WHAT TO DO ::
Begin with the first line of the material and write out each line exactly, ending with the line that contains "width=83pt, minimum height=18pt]". Pictures are not part of the copy.

## start GIVEN DATA

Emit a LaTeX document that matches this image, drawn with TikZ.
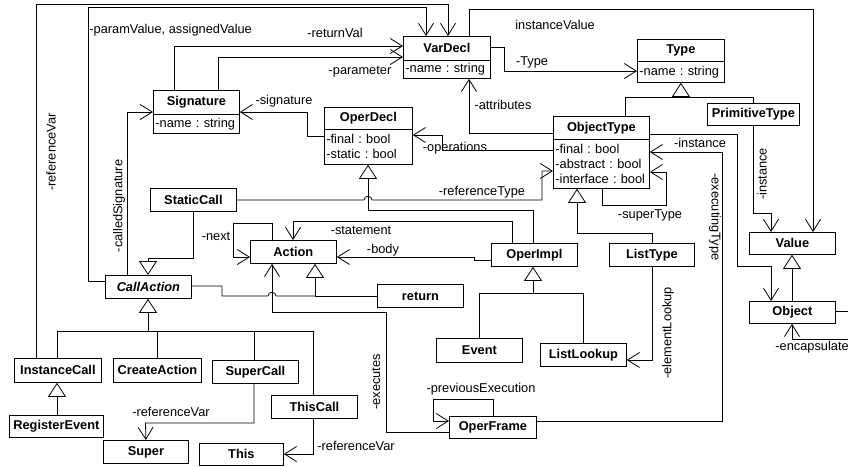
\documentclass[tikz,border=0pt]{standalone}
\usepackage{fontspec}
\setmainfont{Liberation Sans}
\usetikzlibrary{arrows.meta}
\frenchspacing

\begin{document}
\begin{tikzpicture}[x=1pt,y=-1pt,
  font=\fontsize{12.8}{15}\selectfont,
  line width=0.8pt,
  cls/.style={draw, rectangle, anchor=north west, inner sep=0pt, font=\fontsize{12.8}{15}\selectfont\bfseries},
  attrs/.style={draw, rectangle, anchor=north west, inner xsep=2pt, inner ysep=0pt, align=left},
  lbl/.style={inner sep=0pt},
  assoc/.style={-{Straight Barb[length=12pt,width=15pt]}},
  gen/.style={-{Triangle[length=14pt,width=18pt,fill=white]}},
]
\useasboundingbox (0,0) rectangle (848,466);
\fill[white] (0,0) rectangle (848,466);
\clip (0,0) rectangle (848,466);

% ---- classes ----
\node[cls, minimum width=87pt, minimum height=24pt] (vardecl) at (403,36) {VarDecl};
\node[attrs, text width=83pt, minimum height=18pt] (vardeclA) at (403,60) {-name : string};

\node[cls, minimum width=87pt, minimum height=22pt] (type) at (637,39) {Type};
\node[attrs, text width=83pt, minimum height=21pt] (typeA) at (637,61) {-name : string};

\node[cls, minimum width=86pt, minimum height=24pt] (sig) at (153,90) {Signature};
\node[attrs, text width=82pt, minimum height=19pt] (sigA) at (153,114) {-name : string};

\node[cls, minimum width=88pt, minimum height=22pt] (operdecl) at (324,107) {OperDecl};
\node[attrs, text width=84pt, minimum height=35pt] (operdeclA) at (324,129) {-final : bool\\-static : bool};

\node[cls, minimum width=96pt, minimum height=23pt] (objtype) at (553,116) {ObjectType};
\node[attrs, text width=92pt, minimum height=49pt] (objtypeA) at (553,139) {-final : bool\\-abstract : bool\\-interface : bool};

\node[cls, minimum width=92pt, minimum height=22pt] (primtype) at (707,103) {PrimitiveType};
\node[cls, minimum width=86pt, minimum height=23pt] (staticcall) at (150,188) {StaticCall};
\node[cls, minimum width=86pt, minimum height=23pt] (action) at (250,240) {Action};
\node[cls, minimum width=86pt, minimum height=23pt] (callaction) at (105,275) {\itshape CallAction};
\node[cls, minimum width=86pt, minimum height=23pt] (operimpl) at (491,243) {OperImpl};
\node[cls, minimum width=85pt, minimum height=23pt] (listtype) at (609,243) {ListType};
\node[cls, minimum width=86pt, minimum height=22pt] (value) at (749,232) {Value};
\node[cls, minimum width=86pt, minimum height=22pt] (object) at (749,301) {Object};
\node[cls, minimum width=86pt, minimum height=23pt] (return) at (377,284) {return};
\node[cls, minimum width=86pt, minimum height=24pt] (event) at (436,338) {Event};
\node[cls, minimum width=86pt, minimum height=23pt] (listlookup) at (540,343) {ListLookup};
\node[cls, minimum width=87pt, minimum height=22pt] (operframe) at (449,416) {OperFrame};
\node[cls, minimum width=87pt, minimum height=24pt] (instancecall) at (14,358) {InstanceCall};
\node[cls, minimum width=88pt, minimum height=24pt] (createaction) at (113,358) {CreateAction};
\node[cls, minimum width=86pt, minimum height=23pt] (supercall) at (212,360) {SuperCall};
\node[cls, minimum width=86pt, minimum height=23pt] (thiscall) at (271,395) {ThisCall};
\node[cls, minimum width=94pt, minimum height=22pt] (registerevent) at (9,415) {RegisterEvent};
\node[cls, minimum width=85pt, minimum height=23pt] (super) at (103,440) {Super};
\node[cls, minimum width=84pt, minimum height=22pt] (this) at (199,443) {This};

% ---- associations ----
\draw[assoc] (instancecall.north -| 36,0) -- (36,4) -- (448,4) -- (vardecl.north -| 448,0);
\node[lbl, rotate=90] (lRefVarA) at (51,152) {-referenceVar};

\draw[assoc] (callaction.west |- 0,281) -- (88,281) -- (88,7) -- (426,7) -- (vardecl.north -| 426,0);
\node[lbl, anchor=west] (lParam) at (89,30) {-paramValue, assignedValue};

\draw[assoc] (sig.north -| 174,0) -- (174,46) -- (vardecl.west |- 0,46);
\node[lbl] (lRet) at (335,33) {-returnVal};

\draw[assoc] (sig.north -| 218,0) -- (218,57) -- (vardecl.west |- 0,57);
\node[lbl] (lPar) at (360,72) {-parameter};

\draw[assoc] (vardecl.north -| 469,0) -- (469,9) -- (813,9) -- (value.north -| 813,0);
\node[lbl, anchor=west] (lInstVal) at (515,25) {instanceValue};

\draw[assoc] (vardecl.east |- 0,47) -- (504,47) -- (504,71) -- (typeA.west |- 0,71);
\node[lbl] (lType) at (532,62) {-Type};

\draw[assoc] (objtype.west |- 0,133) -- (469,133) -- (vardeclA.south -| 469,0);
\node[lbl] (lAttr) at (503,105) {-attributes};

\draw[assoc] (operdeclA.west |- 0,136) -- (307,136) -- (307,112) -- (sig.east |- 0,112);
\node[lbl] (lSig) at (284,101) {-signature};

\draw[assoc] (objtypeA.west |- 0,150) -- (442,150) -- (442,135) -- (operdeclA.east |- 0,135);
\node[lbl] (lOps) at (455,148) {-operations};

\draw[assoc] (staticcall.east |- 0,200) -- (364,200) .. controls (364,195) and (372,195) .. (372,200)
  -- (542,200) -- (542,171) -- (objtypeA.west |- 0,171);
\node[lbl] (lRefType) at (482,192) {-referenceType};

\draw[assoc] (operimpl.north -| 512,0) -- (512,221) -- (293,221) -- (action.north -| 293,0);
\node[lbl] (lStmt) at (361,230) {-statement};

\draw[assoc] (operimpl.west |- 0,260) -- (474,260) -- (474,257) -- (action.east |- 0,257);
\node[lbl] (lBody) at (383,250) {-body};

\draw[assoc] (action.north -| 272,0) -- (272,223) -- (233,223) -- (233,257) -- (action.west |- 0,257);
\node[lbl] (lNext) at (216,236) {-next};

\draw[assoc] (callaction.north -| 127,0) -- (127,112) -- (sig.west |- 0,112);
\node[lbl, rotate=90] (lCalled) at (119,206) {-calledSignature};

\draw[assoc] (operframe.west |- 0,432) -- (386,432) -- (386,312) -- (272,312) -- (action.south -| 272,0);
\node[lbl, rotate=90] (lExec) at (376,382) {-executes};

\draw[assoc] (operframe.north -| 493,0) -- (493,399) -- (433,399) -- (433,421) -- (operframe.west |- 0,421);
\node[lbl] (lPrev) at (481,389) {-previousExecution};

\draw[assoc] (operframe.east |- 0,421) -- (722,421) -- (722,152) -- (objtypeA.east |- 0,152);
\node[lbl, rotate=-90] (lExecType) at (715,217) {-executingType};

\draw[assoc] (objtype.east |- 0,134) -- (737,134) -- (737,266) -- (771,266) -- (object.north -| 771,0);
\node[lbl] (lInst) at (700,143) {-instance};

\draw[assoc] (objtypeA.south -| 602,0) -- (602,205) -- (666,205) -- (666,172) -- (objtypeA.east |- 0,172);
\node[lbl] (lSuper) at (650,215) {-superType};

\draw[assoc] (primtype.south -| 753,0) -- (753,213) -- (771,213) -- (value.north -| 771,0);
\node[lbl, rotate=90] (lInstPT) at (762,174) {-instance};

\draw[assoc] (listtype.south -| 652,0) -- (652,360) -- (listlookup.east |- 0,360);
\node[lbl, rotate=90] (lElem) at (668,333) {-elementLookup};

\draw[assoc] (supercall.south -| 254,0) -- (254,423) -- (145.5,423) -- (super.north);
\node[lbl] (lRefVarB) at (171,412) {-referenceVar};

\draw[assoc] (thiscall.south -| 313,0) -- (313,454) -- (this.east |- 0,454);
\node[lbl, anchor=west] (lRefVarC) at (317,446) {-referenceVar};

\draw[assoc] (object.east |- 0,311) -- (860,311) -- (860,339) -- (792,339) -- (object.south -| 792,0);
\node[lbl, anchor=west] (lEnc) at (775,347) {-encapsulate};

% ---- generalizations ----
\draw[gen] (operimpl.north -| 533,0) -- (533,210) -- (368,210) -- (operdeclA.south -| 368,0);

\draw[gen] (staticcall.south -| 193,0) -- (193,258) -- (148,258) -- (callaction.north -| 148,0);

\draw (callaction.east |- 0,286) -- (222,286) -- (222,296) -- (268,296)
  .. controls (268,291) and (276,291) .. (276,296) -- (315,296);
\draw (return.west |- 0,296) -- (315,296);
\draw[gen] (315,296) -- (action.south -| 315,0);

\draw (objtype.north -| 625,0) -- (625,97) -- (753,97) -- (primtype.north -| 753,0);
\draw[gen] (typeA.south |- 0,97) -- (typeA.south);

\draw[gen] (object.north -| 792,0) -- (value.south -| 792,0);

\draw[gen] (listtype.north -| 652,0) -- (652,233) -- (577,233) -- (objtypeA.south -| 577,0);

\draw (instancecall.north -| 57,0) -- (57,331) -- (313,331) -- (thiscall.north -| 313,0);
\draw (createaction.north -| 157,0) -- (157,331);
\draw (supercall.north -| 254,0) -- (254,331);
\draw[gen] (148,331) -- (callaction.south -| 148,0);

\draw[gen] (registerevent.north -| 57,0) -- (instancecall.south -| 57,0);

\draw (event.north -| 479,0) -- (479,293) -- (583,293) -- (listlookup.north -| 583,0);
\draw[gen] (533,293) -- (operimpl.south -| 533,0);
\end{tikzpicture}
\end{document}
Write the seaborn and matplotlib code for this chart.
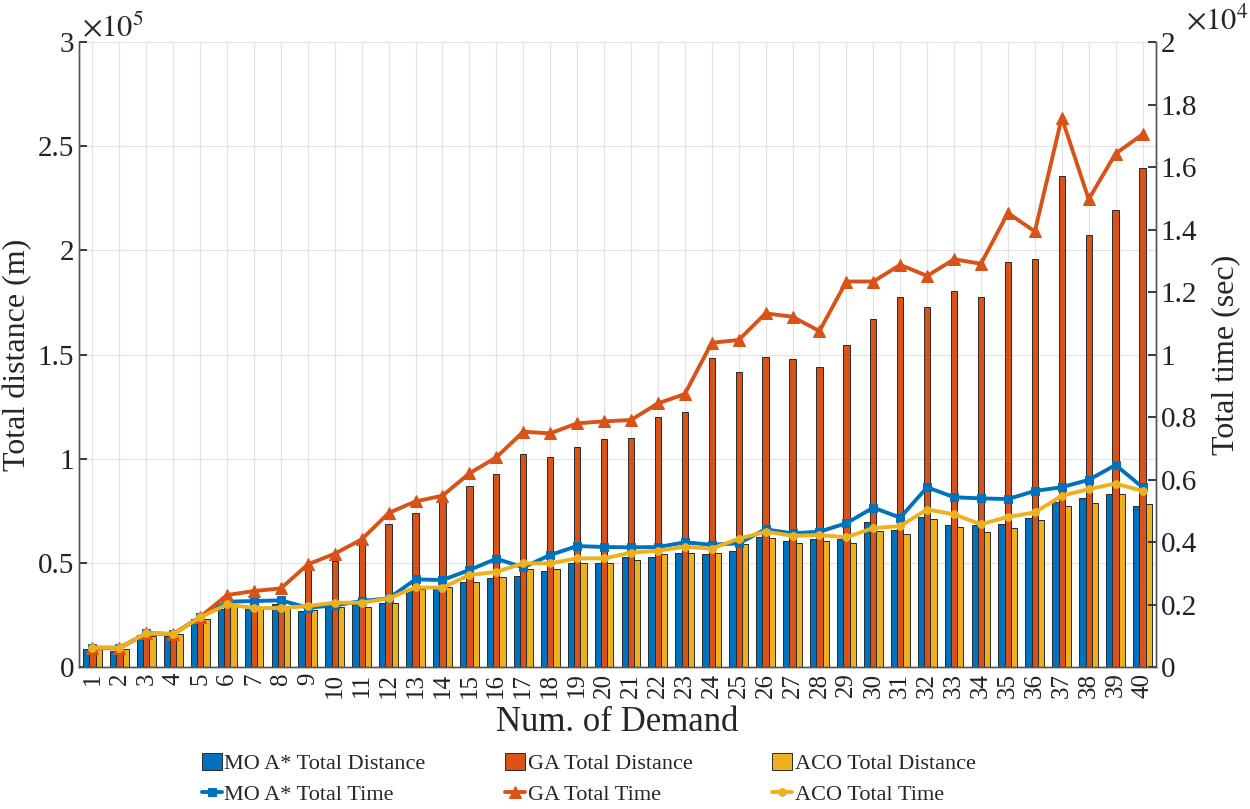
import numpy as np
import pandas as pd
import matplotlib
matplotlib.use("Agg")
import matplotlib.pyplot as plt
import seaborn as sns
from matplotlib.ticker import FuncFormatter

# Dados
demanda = list(range(1, 41))

mo_dist = [8480, 7840, 15360, 14880, 23200, 28000, 28000, 30240, 27040, 28960,
           30240, 30560, 36960, 37280, 40960, 42880, 43830, 45940, 50070, 50070,
           52660, 52660, 54580, 54260, 55690, 62560, 60490, 61450, 61390, 69750,
           65800, 72060, 67970, 67970, 68500, 71700, 79180, 80960, 83270, 77400]
ga_dist = [7840, 7360, 14560, 14880, 23520, 31000, 32500, 33000, 46560, 50880,
           60480, 68800, 73760, 79360, 86880, 92700, 102250, 100670, 105620, 109460,
           109940, 119870, 122420, 148200, 141470, 148970, 148000, 143880, 154450, 166900,
           177400, 172950, 180600, 177760, 194660, 195900, 235940, 207300, 219400, 239700]
aco_dist = [8480, 8480, 14880, 15680, 23200, 29600, 28000, 28320, 27360, 28960,
            28640, 30560, 37280, 38240, 40960, 43350, 46900, 46900, 50070, 50070,
            51370, 54100, 54580, 54900, 58900, 61760, 59370, 60650, 59600, 65480,
            64060, 70820, 67260, 64590, 66730, 70640, 77400, 78830, 83270, 78290]

mo_time = [618, 618, 1077, 1056, 1589, 2091, 2112, 2133, 1899, 1973,
           2112, 2197, 2805, 2784, 3104, 3465, 3190, 3584, 3872, 3840,
           3830, 3840, 3990, 3914, 3958, 4406, 4278, 4330, 4602, 5101,
           4780, 5753, 5433, 5397, 5374, 5635, 5753, 5990, 6465, 5753]
ga_time = [600, 600, 1077, 1056, 1600, 2304, 2432, 2517, 3285, 3627,
           4085, 4928, 5301, 5483, 6197, 6710, 7530, 7478, 7798, 7862,
           7904, 8438, 8736, 10378, 10464, 11318, 11210, 10752, 12337, 12337,
           12871, 12515, 13049, 12906, 14531, 13938, 17580, 14970, 16430, 17046]
aco_time = [618, 618, 1077, 1056, 1589, 2005, 1888, 1888, 1952, 2058,
            2058, 2197, 2549, 2539, 2944, 3045, 3318, 3318, 3478, 3478,
            3658, 3722, 3850, 3786, 4106, 4330, 4202, 4224, 4152, 4448,
            4508, 5041, 4887, 4567, 4804, 4947, 5480, 5694, 5872, 5635]

nomes_dist = ["MO A* Total Distance", "GA Total Distance", "ACO Total Distance"]
nomes_tempo = ["MO A* Total Time", "GA Total Time", "ACO Total Time"]
cores = ["#0072BD", "#D95319", "#EDB120"]
marcadores = ["s", "^", "o"]

sns.set_theme(style="white")
plt.rcParams["font.family"] = ["Liberation Serif", "DejaVu Serif"]
plt.rcParams["mathtext.fontset"] = "stix"

# Tabela longa para o barplot
df = pd.DataFrame({
    "demanda": demanda * 3,
    "dist": mo_dist + ga_dist + aco_dist,
    "algo": [nomes_dist[0]] * 40 + [nomes_dist[1]] * 40 + [nomes_dist[2]] * 40,
})

fig = plt.figure(figsize=(12.5, 8.09), dpi=100)
ax = fig.add_axes([0.0632, 0.1755, 0.8616, 0.7725])

sns.barplot(data=df, x="demanda", y="dist", hue="algo", hue_order=nomes_dist,
            palette=cores, width=0.7, gap=0, edgecolor="#2a2a2a", linewidth=0.7,
            saturation=1, ax=ax, zorder=2)

ax2 = ax.twinx()
pos = np.arange(40)
for serie, nome, cor, mk in zip([mo_time, ga_time, aco_time], nomes_tempo, cores, marcadores):
    ms = 8 if mk == "^" else 5.5
    sns.lineplot(x=pos, y=serie, color=cor, marker=mk, markersize=ms,
                 markeredgecolor=cor, linewidth=2.8, label=nome, ax=ax2)

ax.set_xlim(-0.5, 39.5)
ax.set_ylim(0, 3e5)
ax2.set_ylim(0, 2e4)

ax.set_yticks(np.arange(0, 3.01e5, 0.5e5))
ax2.set_yticks(np.arange(0, 2.01e4, 0.2e4))
ax.yaxis.set_major_formatter(FuncFormatter(lambda v, _: f"{v / 1e5:g}"))
ax2.yaxis.set_major_formatter(FuncFormatter(lambda v, _: f"{v / 1e4:g}"))

ax.set_xticks(pos)
ax.set_xticklabels([str(d) for d in demanda], rotation=90, fontsize=18)
ax.tick_params(axis="y", direction="in", length=6, labelsize=21, colors="#222222")
ax.tick_params(axis="x", direction="in", length=0, pad=4, colors="#222222")
ax2.tick_params(axis="y", direction="in", length=6, labelsize=21, colors="#222222")

# grade
ax.grid(True, axis="both", color="#e3e3e3", linewidth=0.9)
ax.set_axisbelow(True)

for a in (ax, ax2):
    a.spines["top"].set_visible(False)
    for s in ("left", "right", "bottom"):
        a.spines[s].set_color("#555555")
        a.spines[s].set_linewidth(1.0)

ax.set_xlabel("Num. of Demand", fontsize=25, labelpad=6)
ax.set_ylabel("Total distance (m)", fontsize=23, labelpad=4)
ax2.set_ylabel("Total time (sec)", fontsize=23, labelpad=10)

ax.text(0.003, 0.997, r"$\times10^5$", transform=ax.transAxes, ha="left", va="bottom", fontsize=22)
ax2.text(1.028, 1.008, r"$\times10^4$", transform=ax.transAxes, ha="left", va="bottom", fontsize=22)

# legenda combinada
h1, l1 = ax.get_legend_handles_labels()
h2, l2 = ax2.get_legend_handles_labels()
if ax.get_legend():
    ax.get_legend().remove()
if ax2.get_legend():
    ax2.get_legend().remove()
handles = [h1[0], h2[0], h1[1], h2[1], h1[2], h2[2]]
labels = [l1[0], l2[0], l1[1], l2[1], l1[2], l2[2]]
fig.legend(handles, labels, loc="lower center", bbox_to_anchor=(0.471, -0.02), ncol=3,
           frameon=False, fontsize=16, handlelength=0.9, handleheight=0.8,
           handletextpad=0.1, columnspacing=3.6, labelspacing=0.45)

fig.savefig("out.png", dpi=100)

## end GIVEN DATA

FULL ANSWER ::
Emit a LaTeX document that matches this image, drawn with TikZ.
\documentclass[tikz,border=0pt]{standalone}
\usepackage{fontspec}
\setmainfont{Liberation Sans}
\usetikzlibrary{arrows.meta}
\frenchspacing

\begin{document}
\begin{tikzpicture}[x=1pt,y=-1pt,
  font=\fontsize{12.8}{15}\selectfont,
  line width=0.8pt,
  cls/.style={draw, rectangle, anchor=north west, inner sep=0pt, font=\fontsize{12.8}{15}\selectfont\bfseries},
  attrs/.style={draw, rectangle, anchor=north west, inner xsep=2pt, inner ysep=0pt, align=left},
  lbl/.style={inner sep=0pt},
  assoc/.style={-{Straight Barb[length=12pt,width=15pt]}},
  gen/.style={-{Triangle[length=14pt,width=18pt,fill=white]}},
]
\useasboundingbox (0,0) rectangle (848,466);
\fill[white] (0,0) rectangle (848,466);
\clip (0,0) rectangle (848,466);

% ---- classes ----
\node[cls, minimum width=87pt, minimum height=24pt] (vardecl) at (403,36) {VarDecl};
\node[attrs, text width=83pt, minimum height=18pt] (vardeclA) at (403,60) {-name : string};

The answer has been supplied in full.